Common mistakes to avoid
Because the method is simple, it is easy to rush the calculation. A few common errors can cause misleading results. Avoid these issues to keep your forecast reliable.
- Using non consecutive periods or skipping a missing data point without adjustment.
- Mixing different units, such as comparing weekly values with monthly values.
- Including outliers without considering whether an exceptional event should be adjusted.
- Assuming the moving average is a long term forecast. It is best for short horizons.
Practical applications in business and public policy
The three period moving average forecast is widely used because it aligns with short term decision cycles. In retail, it can be used to predict next month sales based on recent performance. In manufacturing, it can guide production scheduling and raw material purchasing. In finance, it can smooth short term volatility in portfolio cash flows.

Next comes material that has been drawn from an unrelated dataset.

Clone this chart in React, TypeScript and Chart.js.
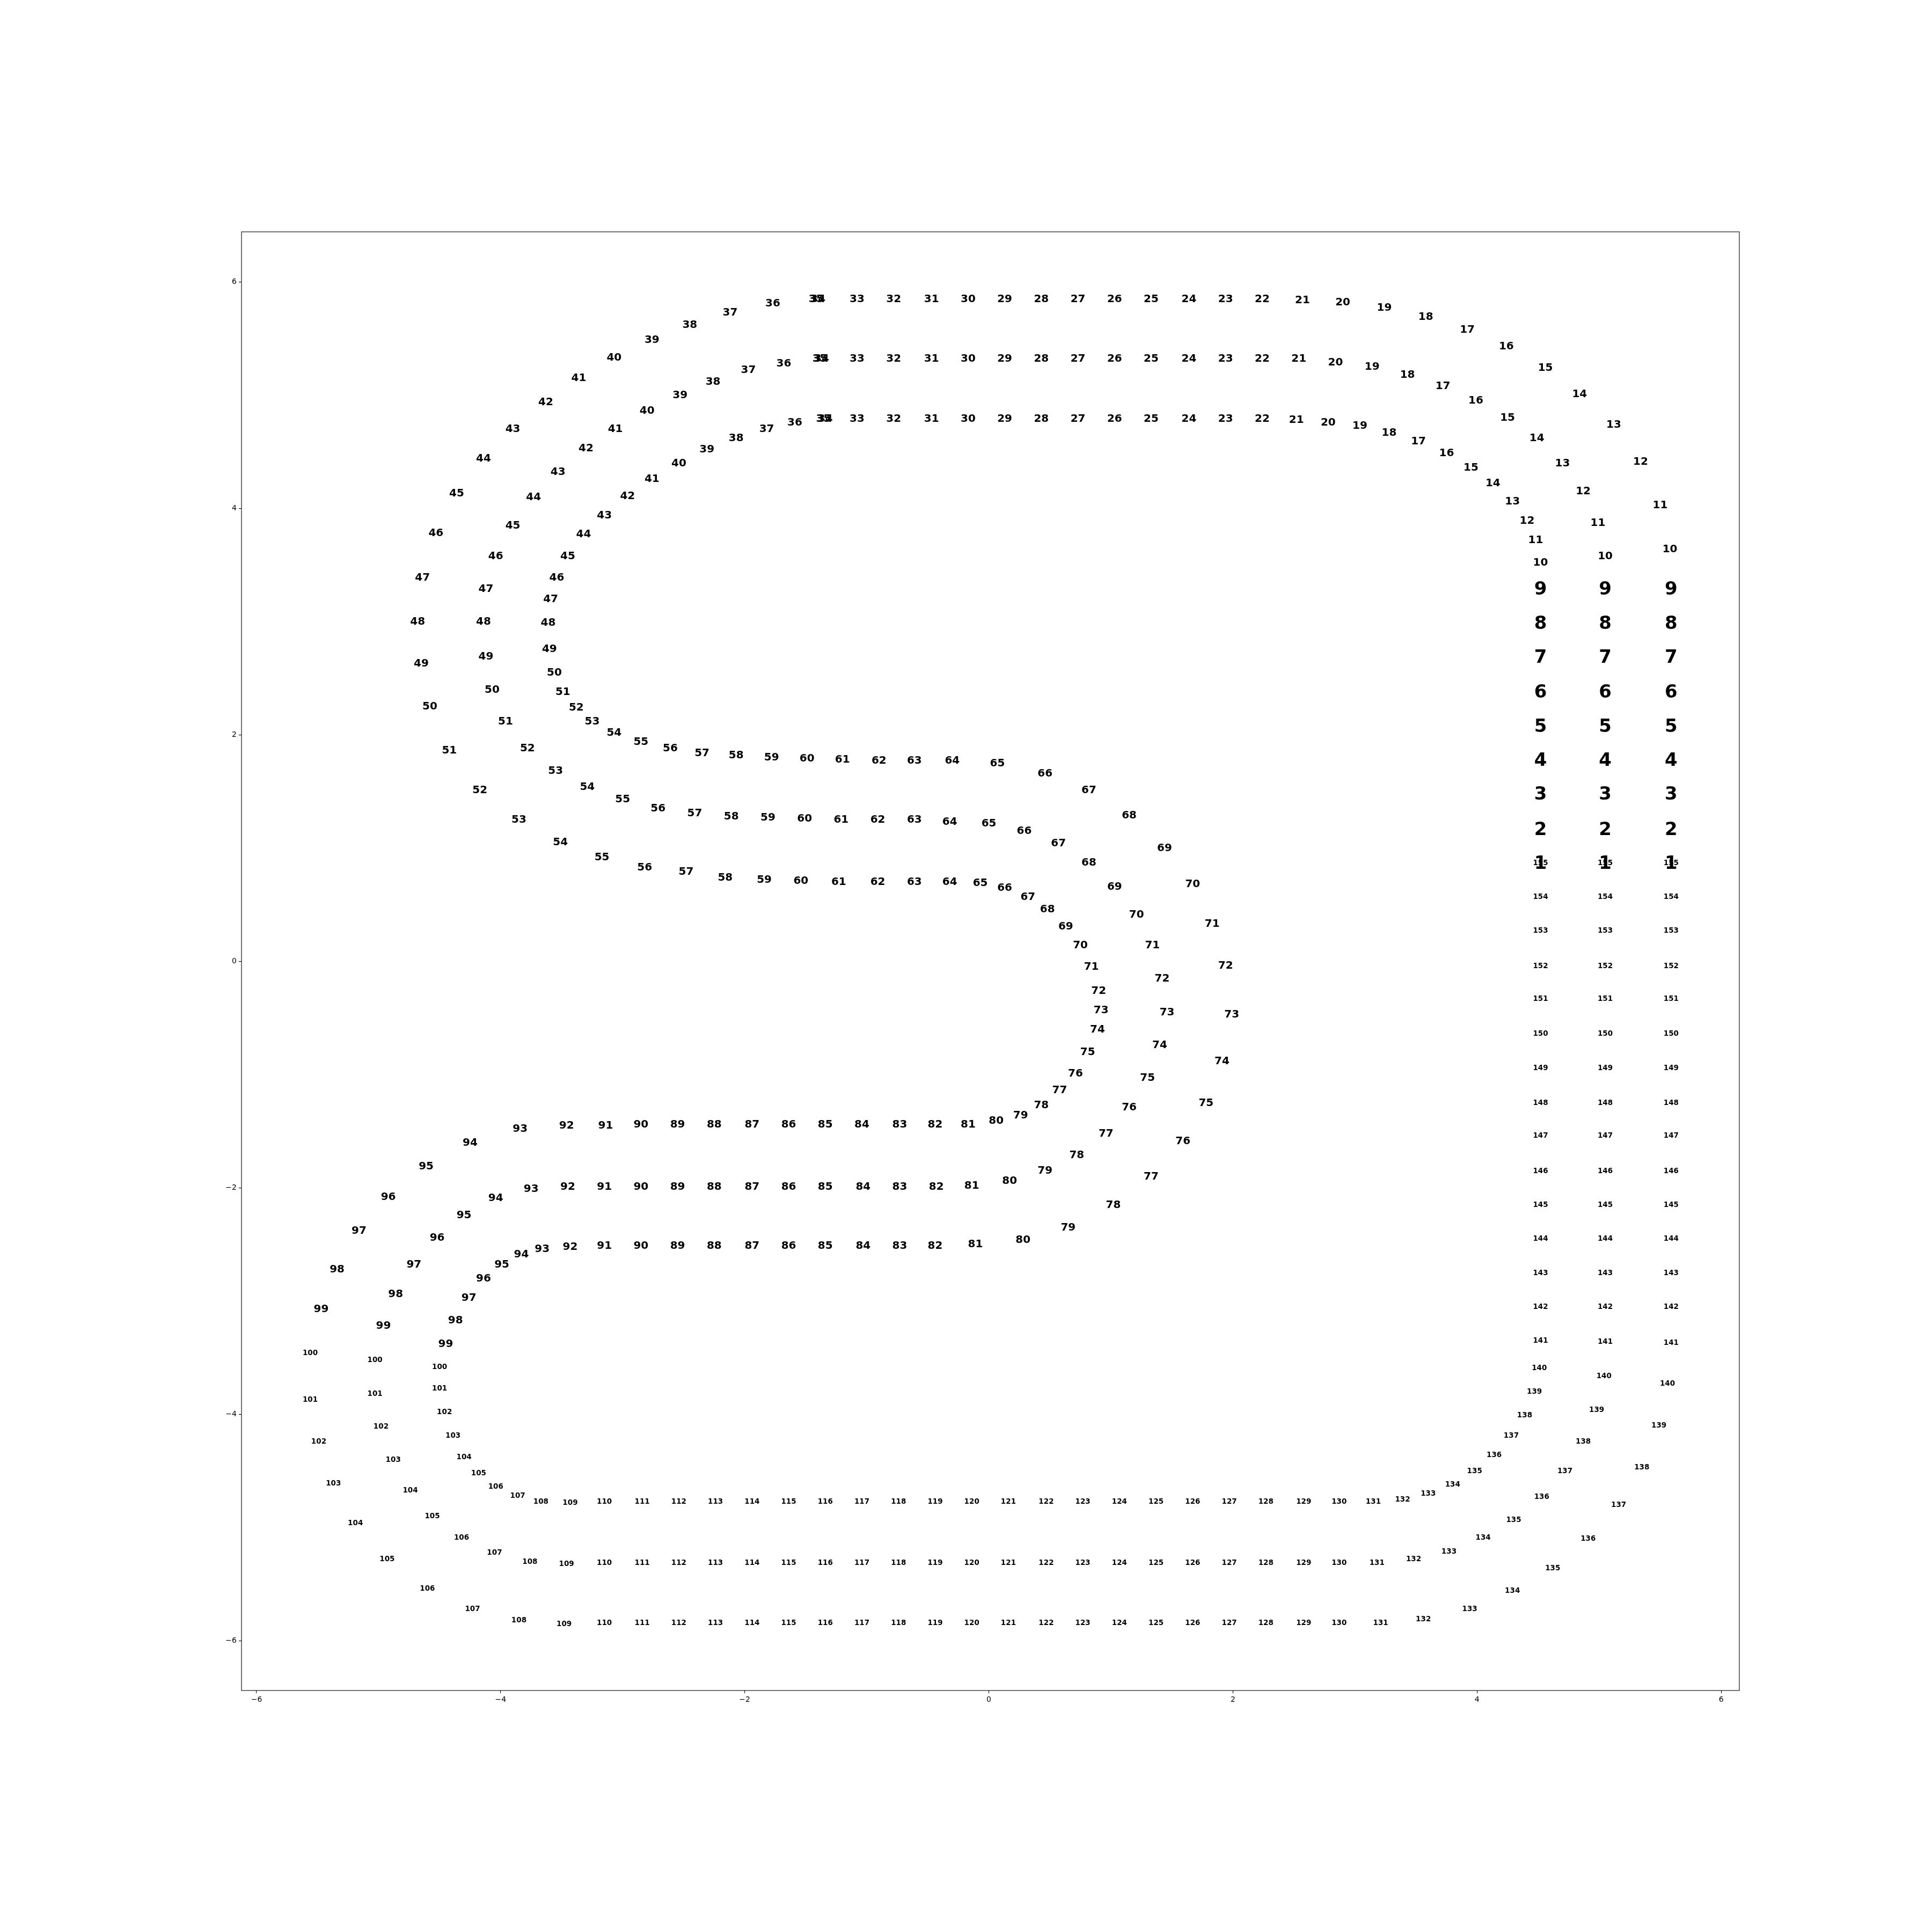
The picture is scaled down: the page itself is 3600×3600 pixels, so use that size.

In public policy, it can help agencies track indicators such as employment, inflation, or tax receipts. Because the method is transparent, it is often preferred when decisions must be communicated to a broad audience and the forecast needs to be easy to audit.
- Inventory planning for seasonal products with moderate demand shifts.
- Call center staffing based on recent call volume trends.
- Budgeting for public programs with stable monthly expense patterns.
- Academic research projects that need a baseline forecast for time series comparisons.
Using authoritative data sources
Reliable forecasts depend on high quality data. The United States government publishes a wide range of time series that are perfect for practicing moving averages and building operational forecasts. For inflation and consumer price trends, the Bureau of Labor Statistics CPI series provides consistent monthly values. For labor market indicators, the Employment Situation release gives official unemployment rates and employment levels. For national output and growth measures, the Bureau of Economic Analysis GDP data is widely used. If you want retail sales data for forecasting consumer demand, the U.S. Census retail sales releases are also reliable. Using these sources ensures that your forecasting exercise is grounded in credible numbers.
Putting it all together
The three period moving average forecast is a proven method for quick and defensible forecasting. By averaging the last three periods, you smooth out irregular noise while still tracking recent changes. The method is easy to compute manually, easy to explain to stakeholders, and provides a powerful benchmark for evaluating more complex approaches. Use the calculator above to get instant results, then interpret the forecast in context. When you are consistent with data collection, careful with time periods, and attentive to unusual events, the three period moving average forecast becomes a reliable tool for day to day decision making and strategic planning.